BEGIN SUPPLIED INFORMATION

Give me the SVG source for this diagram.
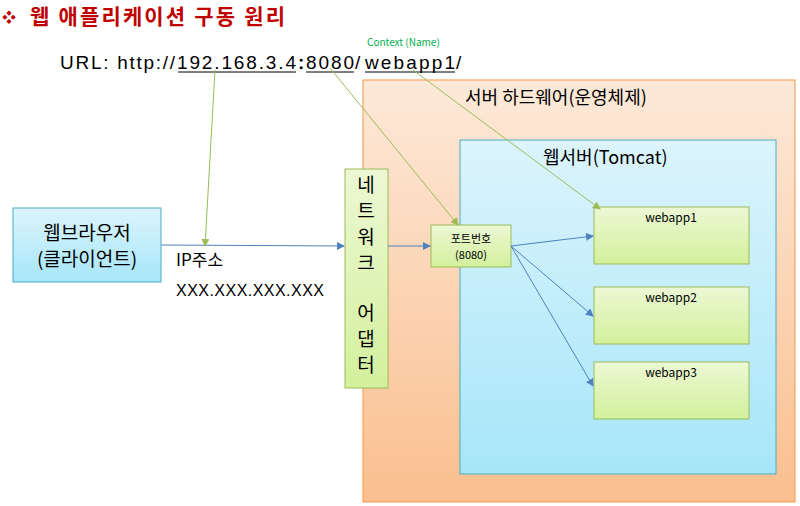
<svg xmlns="http://www.w3.org/2000/svg" width="800" height="506" viewBox="0 0 800 506">
<defs>
<linearGradient id="gOr" x1="0" y1="0" x2="0" y2="1"><stop offset="0" stop-color="#fde9d9"/><stop offset="1" stop-color="#fabf8f"/></linearGradient>
<linearGradient id="gBl" x1="0" y1="0" x2="0" y2="1"><stop offset="0" stop-color="#dcf4fc"/><stop offset="1" stop-color="#a6e6f9"/></linearGradient>
<linearGradient id="gGr" x1="0" y1="0" x2="0" y2="1"><stop offset="0" stop-color="#ecf8d4"/><stop offset="1" stop-color="#d3f09c"/></linearGradient>
<marker id="aB" markerWidth="8" markerHeight="8" refX="7" refY="4" orient="auto" markerUnits="userSpaceOnUse"><path d="M0,0 L8,4 L0,8 z" fill="#4f81bd"/></marker>
<marker id="aG" markerWidth="8" markerHeight="8" refX="7" refY="4" orient="auto" markerUnits="userSpaceOnUse"><path d="M0,0 L8,4 L0,8 z" fill="#9bbb59"/></marker>
</defs>
<style>
text{font-family:"Noto Sans CJK KR","Liberation Sans",sans-serif;fill:#000}
.u{font-family:"Liberation Sans",sans-serif;font-size:19px}
.gr{fill:url(#gGr);stroke:#9bbb59;stroke-width:1}
.wa{font-size:12px}
.b{stroke:#4f81bd;stroke-width:1;fill:none;marker-end:url(#aB)}
.g{stroke:#9bbb59;stroke-width:1;fill:none;marker-end:url(#aG)}
</style>
<g id="title">
<text x="2" y="22" font-size="14" style="fill:#c00000">❖</text>
<text x="30" y="24" font-size="21" font-weight="bold" textLength="255" style="fill:#c00000">웹 애플리케이션 구동 원리</text>
</g>
<g id="url">
<text x="367" y="46" font-size="10" style="fill:#00b050">Context (Name)</text>
<text class="u" x="60" y="69" textLength="115">URL: http://</text>
<text class="u" x="177" y="69" textLength="119">192.168.3.4</text>
<text class="u" x="298" y="69" font-weight="bold">:</text>
<text class="u" x="306" y="69" textLength="48">8080</text>
<text class="u" x="355" y="69" textLength="8">/</text>
<text class="u" x="365" y="69" textLength="90">webapp1</text>
<text class="u" x="456" y="69" textLength="8">/</text>
<path d="M178,72H296 M306,72H354 M365,72H455" stroke="#000" stroke-width="1"/>
</g>
<g id="server"><rect x="363" y="80" width="432" height="422" fill="url(#gOr)" stroke="#f79646"/>
<text x="465" y="104" font-size="18">서버 하드웨어(운영체제)</text></g>
<g id="tomcat"><rect x="460" y="140" width="316" height="334" fill="url(#gBl)" stroke="#4bacc6"/>
<text x="543" y="164" font-size="18">웹서버(Tomcat)</text></g>
<g id="browser"><rect x="13" y="208" width="148" height="74" fill="url(#gBl)" stroke="#4bacc6"/>
<text x="87" y="240" font-size="19" text-anchor="middle">웹브라우저</text>
<text x="87" y="266" font-size="19" text-anchor="middle">(클라이언트)</text></g>
<g id="adapter"><rect class="gr" x="345" y="169" width="43" height="219"/>
<text x="366" font-size="19" text-anchor="middle"><tspan x="366" y="192">네</tspan><tspan x="366" y="218">트</tspan><tspan x="366" y="244">워</tspan><tspan x="366" y="270">크</tspan><tspan x="366" y="320">어</tspan><tspan x="366" y="346">댑</tspan><tspan x="366" y="372">터</tspan></text></g>
<g id="ip"><text x="176" y="266" font-size="17">IP주소</text>
<text x="176" y="296" font-size="16" textLength="148" style="font-family:'Liberation Sans',sans-serif">XXX.XXX.XXX.XXX</text></g>
<g id="port"><rect class="gr" x="431" y="225" width="80" height="42"/>
<text x="471" y="243" font-size="11" text-anchor="middle">포트번호</text>
<text x="471" y="259" font-size="11" text-anchor="middle">(8080)</text></g>
<g id="webapp1"><rect class="gr" x="594" y="207" width="155" height="57"/><text class="wa" x="671" y="222" text-anchor="middle">webapp1</text></g>
<g id="webapp2"><rect class="gr" x="594" y="287" width="155" height="57"/><text class="wa" x="671" y="302" text-anchor="middle">webapp2</text></g>
<g id="webapp3"><rect class="gr" x="594" y="362" width="155" height="57"/><text class="wa" x="671" y="377" text-anchor="middle">webapp3</text></g>
<g id="connectors">
<path class="b" d="M161,245 L344,246"/>
<path class="b" d="M388,246 L430,246"/>
<path class="b" d="M511,246 L593,236"/>
<path class="b" d="M511,246 L593,316"/>
<path class="b" d="M511,246 L593,386"/>
<path class="g" d="M215,70 L205,246"/>
<path class="g" d="M330,68 L458,225"/>
<path class="g" d="M413,70 L600,209"/>
</g>
</svg>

END SUPPLIED INFORMATION

## YOUR GOAL
Give the data above again in full and unchanged, skipping the pictures.

## TASK OUTPUT
Give me the SVG source for this diagram.
<svg xmlns="http://www.w3.org/2000/svg" width="800" height="506" viewBox="0 0 800 506">
<defs>
<linearGradient id="gOr" x1="0" y1="0" x2="0" y2="1"><stop offset="0" stop-color="#fde9d9"/><stop offset="1" stop-color="#fabf8f"/></linearGradient>
<linearGradient id="gBl" x1="0" y1="0" x2="0" y2="1"><stop offset="0" stop-color="#dcf4fc"/><stop offset="1" stop-color="#a6e6f9"/></linearGradient>
<linearGradient id="gGr" x1="0" y1="0" x2="0" y2="1"><stop offset="0" stop-color="#ecf8d4"/><stop offset="1" stop-color="#d3f09c"/></linearGradient>
<marker id="aB" markerWidth="8" markerHeight="8" refX="7" refY="4" orient="auto" markerUnits="userSpaceOnUse"><path d="M0,0 L8,4 L0,8 z" fill="#4f81bd"/></marker>
<marker id="aG" markerWidth="8" markerHeight="8" refX="7" refY="4" orient="auto" markerUnits="userSpaceOnUse"><path d="M0,0 L8,4 L0,8 z" fill="#9bbb59"/></marker>
</defs>
<style>
text{font-family:"Noto Sans CJK KR","Liberation Sans",sans-serif;fill:#000}
.u{font-family:"Liberation Sans",sans-serif;font-size:19px}
.gr{fill:url(#gGr);stroke:#9bbb59;stroke-width:1}
.wa{font-size:12px}
.b{stroke:#4f81bd;stroke-width:1;fill:none;marker-end:url(#aB)}
.g{stroke:#9bbb59;stroke-width:1;fill:none;marker-end:url(#aG)}
</style>
<g id="title">
<text x="2" y="22" font-size="14" style="fill:#c00000">❖</text>
<text x="30" y="24" font-size="21" font-weight="bold" textLength="255" style="fill:#c00000">웹 애플리케이션 구동 원리</text>
</g>
<g id="url">
<text x="367" y="46" font-size="10" style="fill:#00b050">Context (Name)</text>
<text class="u" x="60" y="69" textLength="115">URL: http://</text>
<text class="u" x="177" y="69" textLength="119">192.168.3.4</text>
<text class="u" x="298" y="69" font-weight="bold">:</text>
<text class="u" x="306" y="69" textLength="48">8080</text>
<text class="u" x="355" y="69" textLength="8">/</text>
<text class="u" x="365" y="69" textLength="90">webapp1</text>
<text class="u" x="456" y="69" textLength="8">/</text>
<path d="M178,72H296 M306,72H354 M365,72H455" stroke="#000" stroke-width="1"/>
</g>
<g id="server"><rect x="363" y="80" width="432" height="422" fill="url(#gOr)" stroke="#f79646"/>
<text x="465" y="104" font-size="18">서버 하드웨어(운영체제)</text></g>
<g id="tomcat"><rect x="460" y="140" width="316" height="334" fill="url(#gBl)" stroke="#4bacc6"/>
<text x="543" y="164" font-size="18">웹서버(Tomcat)</text></g>
<g id="browser"><rect x="13" y="208" width="148" height="74" fill="url(#gBl)" stroke="#4bacc6"/>
<text x="87" y="240" font-size="19" text-anchor="middle">웹브라우저</text>
<text x="87" y="266" font-size="19" text-anchor="middle">(클라이언트)</text></g>
<g id="adapter"><rect class="gr" x="345" y="169" width="43" height="219"/>
<text x="366" font-size="19" text-anchor="middle"><tspan x="366" y="192">네</tspan><tspan x="366" y="218">트</tspan><tspan x="366" y="244">워</tspan><tspan x="366" y="270">크</tspan><tspan x="366" y="320">어</tspan><tspan x="366" y="346">댑</tspan><tspan x="366" y="372">터</tspan></text></g>
<g id="ip"><text x="176" y="266" font-size="17">IP주소</text>
<text x="176" y="296" font-size="16" textLength="148" style="font-family:'Liberation Sans',sans-serif">XXX.XXX.XXX.XXX</text></g>
<g id="port"><rect class="gr" x="431" y="225" width="80" height="42"/>
<text x="471" y="243" font-size="11" text-anchor="middle">포트번호</text>
<text x="471" y="259" font-size="11" text-anchor="middle">(8080)</text></g>
<g id="webapp1"><rect class="gr" x="594" y="207" width="155" height="57"/><text class="wa" x="671" y="222" text-anchor="middle">webapp1</text></g>
<g id="webapp2"><rect class="gr" x="594" y="287" width="155" height="57"/><text class="wa" x="671" y="302" text-anchor="middle">webapp2</text></g>
<g id="webapp3"><rect class="gr" x="594" y="362" width="155" height="57"/><text class="wa" x="671" y="377" text-anchor="middle">webapp3</text></g>
<g id="connectors">
<path class="b" d="M161,245 L344,246"/>
<path class="b" d="M388,246 L430,246"/>
<path class="b" d="M511,246 L593,236"/>
<path class="b" d="M511,246 L593,316"/>
<path class="b" d="M511,246 L593,386"/>
<path class="g" d="M215,70 L205,246"/>
<path class="g" d="M330,68 L458,225"/>
<path class="g" d="M413,70 L600,209"/>
</g>
</svg>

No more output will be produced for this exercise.